Fossil Free NU holds teach-in on climate justice

Allyson Chiu, Reporter

Members of Fossil Free NU, formerly DivestNU, held a teach-in on Thursday to inform Northwestern students about climate justice and the effect of climate change on marginalized communities.

The organization chose climate justice as this quarter’s focus topic because it wanted to inform students that climate change affects people as well as the environment, said Medill junior Scott Brown, Fossil Free NU’s campaign coordinator and a former Daily staffer.

“Climate change is an issue that, at its core, is a social justice issue,” Brown said. “We wanted to get the message out there because most people still associate climate change with polar bears and destroying the rainforest, so we’d like to fight back against that stereotype.”

Speaking to about 20 students in Harris Hall, Fossil Free NU members presented on topics such as the dangers of harvesting tar sands and the corporate influence of oil companies. The teach-in was organized by Fossil Free NU’s leadership team and subtopics were chosen by individual presenters.

The student group organized the event in preparation for its march on the upcoming meeting of NU’s Board of Trustees, said SESP junior Christina Cilento, the group’s campus outreach coordinator.

“We’ve been existing on this campus since 2012, and as a movement we felt that it was really important everyone on campus knew what we were doing,” Cilento said. “We want to keep up momentum and build a strong coalition of students who care about this issue within the student body.”

Fossil Free NU is planning to march from Norris University Center to the Allen Center — where the meeting will be held — and rally for the University to divest from fossil fuels, said McCormick junior Natalie Ward, the group’s communications coordinator.

“We’re hoping for the Board of Trustees to start including us in conversations about sustainable investments or for them to make a public announcement saying they’ve divested from coal and they won’t re-invest in coal,” Ward said.

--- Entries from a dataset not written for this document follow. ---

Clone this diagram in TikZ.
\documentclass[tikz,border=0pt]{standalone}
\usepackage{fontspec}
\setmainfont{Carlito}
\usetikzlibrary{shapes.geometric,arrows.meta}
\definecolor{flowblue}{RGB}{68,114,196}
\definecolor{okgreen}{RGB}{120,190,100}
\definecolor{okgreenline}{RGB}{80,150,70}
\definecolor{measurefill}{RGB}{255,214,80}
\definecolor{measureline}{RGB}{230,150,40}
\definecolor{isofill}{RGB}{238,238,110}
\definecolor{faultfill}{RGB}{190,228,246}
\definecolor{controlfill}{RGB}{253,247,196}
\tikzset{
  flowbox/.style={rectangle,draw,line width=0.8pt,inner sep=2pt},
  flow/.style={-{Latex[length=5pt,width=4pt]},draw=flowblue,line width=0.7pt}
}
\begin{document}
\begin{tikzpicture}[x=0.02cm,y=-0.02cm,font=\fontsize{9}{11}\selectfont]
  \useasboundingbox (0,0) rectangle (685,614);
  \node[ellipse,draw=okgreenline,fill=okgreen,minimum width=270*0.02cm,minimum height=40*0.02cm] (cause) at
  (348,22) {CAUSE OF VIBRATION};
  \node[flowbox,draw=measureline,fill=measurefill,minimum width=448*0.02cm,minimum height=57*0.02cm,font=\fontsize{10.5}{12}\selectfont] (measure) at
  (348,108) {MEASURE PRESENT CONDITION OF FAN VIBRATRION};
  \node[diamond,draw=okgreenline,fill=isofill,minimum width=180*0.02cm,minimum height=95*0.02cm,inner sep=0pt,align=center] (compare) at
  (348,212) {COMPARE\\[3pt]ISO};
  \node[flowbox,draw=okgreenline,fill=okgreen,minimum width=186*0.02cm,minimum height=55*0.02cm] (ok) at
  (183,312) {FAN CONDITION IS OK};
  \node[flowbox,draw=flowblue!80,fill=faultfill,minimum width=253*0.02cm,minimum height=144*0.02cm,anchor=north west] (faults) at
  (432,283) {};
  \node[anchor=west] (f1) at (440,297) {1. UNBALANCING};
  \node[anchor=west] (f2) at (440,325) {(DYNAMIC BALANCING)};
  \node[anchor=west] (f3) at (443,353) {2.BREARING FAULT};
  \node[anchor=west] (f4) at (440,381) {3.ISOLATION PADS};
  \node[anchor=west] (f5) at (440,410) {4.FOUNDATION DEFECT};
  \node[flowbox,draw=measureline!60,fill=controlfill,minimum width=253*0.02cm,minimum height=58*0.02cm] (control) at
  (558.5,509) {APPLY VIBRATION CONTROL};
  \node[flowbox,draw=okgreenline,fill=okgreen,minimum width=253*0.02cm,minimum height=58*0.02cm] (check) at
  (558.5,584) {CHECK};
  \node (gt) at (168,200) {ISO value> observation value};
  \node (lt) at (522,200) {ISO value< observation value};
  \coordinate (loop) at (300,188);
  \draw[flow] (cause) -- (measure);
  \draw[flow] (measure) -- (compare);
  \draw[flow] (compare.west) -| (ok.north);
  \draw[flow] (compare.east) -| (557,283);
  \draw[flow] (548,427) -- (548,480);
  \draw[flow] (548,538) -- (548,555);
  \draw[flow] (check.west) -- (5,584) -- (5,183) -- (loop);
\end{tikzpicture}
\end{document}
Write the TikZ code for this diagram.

In addition to lobbying the Board of Trustees, Cilento said the other part of the organization’s mission is to educate and engage the student body, which is done through the teach-ins.

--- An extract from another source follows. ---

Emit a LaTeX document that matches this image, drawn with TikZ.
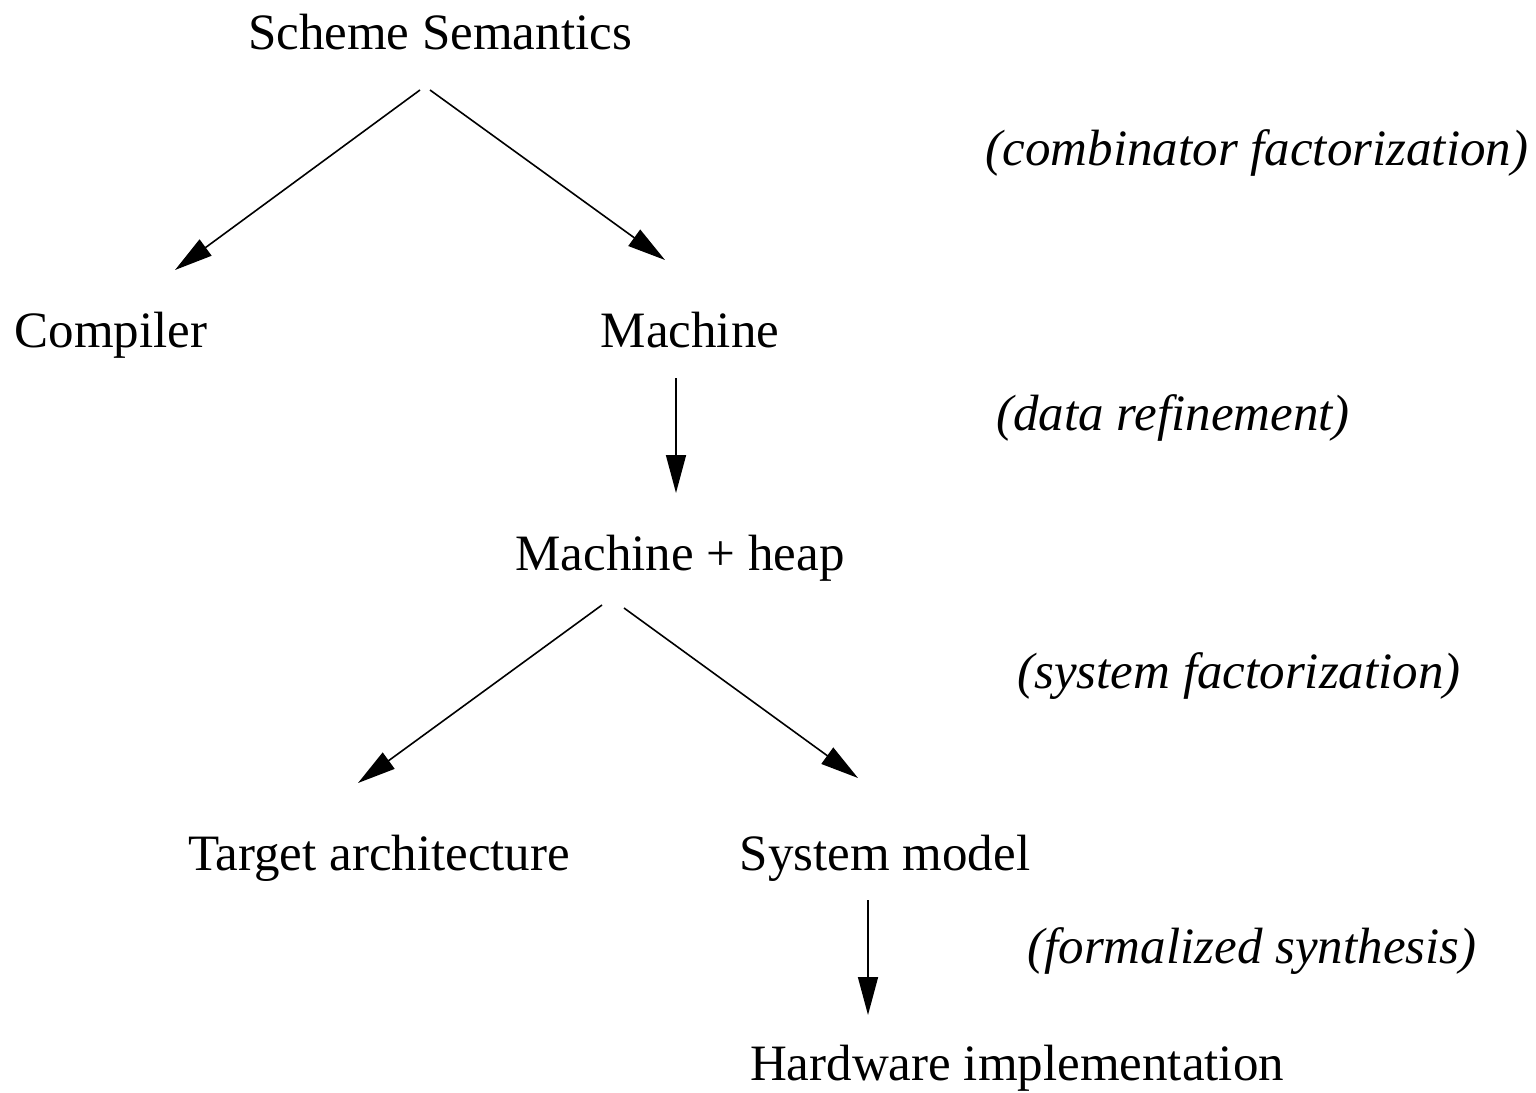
\documentclass[tikz,border=0pt]{standalone}
\usepackage{fontspec}
\setmainfont{Liberation Serif}
\usetikzlibrary{arrows.meta}
\begin{document}
\begin{tikzpicture}[x=1pt,y=-1pt,
  lbl/.style={anchor=base, inner sep=0pt, font=\fontsize{51}{60}\selectfont},
  note/.style={anchor=base, inner sep=0pt, font=\fontsize{51}{60}\selectfont\itshape},
  arr/.style={-{Triangle[length=38pt,width=20pt]}, line width=1.6pt}]
\useasboundingbox (0,0) rectangle (1536,1092);
\node[lbl] (ss) at (440,49) {Scheme Semantics};
\node[lbl] (comp) at (111,347) {Compiler};
\node[lbl] (mach) at (690,347) {Machine};
\node[lbl] (mh) at (680,570) {Machine + heap};
\node[lbl] (ta) at (379,870) {Target architecture};
\node[lbl] (sm) at (885,870) {System model};
\node[lbl] (hw) at (1017,1080) {Hardware implementation};
\node[note] (n1) at (1257,165) {(combinator factorization)};
\node[note] (n2) at (1173,430) {(data refinement)};
\node[note] (n3) at (1239,688) {(system factorization)};
\node[note] (n4) at (1252,963) {(formalized synthesis)};
\draw[arr] ([xshift=-20pt,yshift=-41pt]ss.base) -- ([xshift=64pt,yshift=77pt]comp.base);
\draw[arr] ([xshift=-10pt,yshift=-41pt]ss.base) -- ([xshift=-25pt,yshift=87pt]mach.base);
\draw[arr] ([xshift=-14pt,yshift=-31pt]mach.base) -- ([xshift=-4pt,yshift=77pt]mh.base);
\draw[arr] ([xshift=-78pt,yshift=-35pt]mh.base) -- ([xshift=-21pt,yshift=87pt]ta.base);
\draw[arr] ([xshift=-56pt,yshift=-38pt]mh.base) -- ([xshift=-27pt,yshift=92pt]sm.base);
\draw[arr] ([xshift=-17pt,yshift=-30pt]sm.base) -- ([xshift=-149pt,yshift=65pt]hw.base);
\end{tikzpicture}
\end{document}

Former NU student and Fossil Free NU member Noah Becker, who transferred to the New School in New York City, attended the presentation and said learning about this different perspective on climate change allowed him to be more connected to the issue.

“I thought that they established really strong information that is really powerful and gives a human face to all of the issues surrounding climate change,” Becker said. “With climate change it’s very easy to say that the temperature of the world is rising, but I think that in order to mobilize people for climate change you have to put a face to that movement. I feel much more in touch with how this affects people.”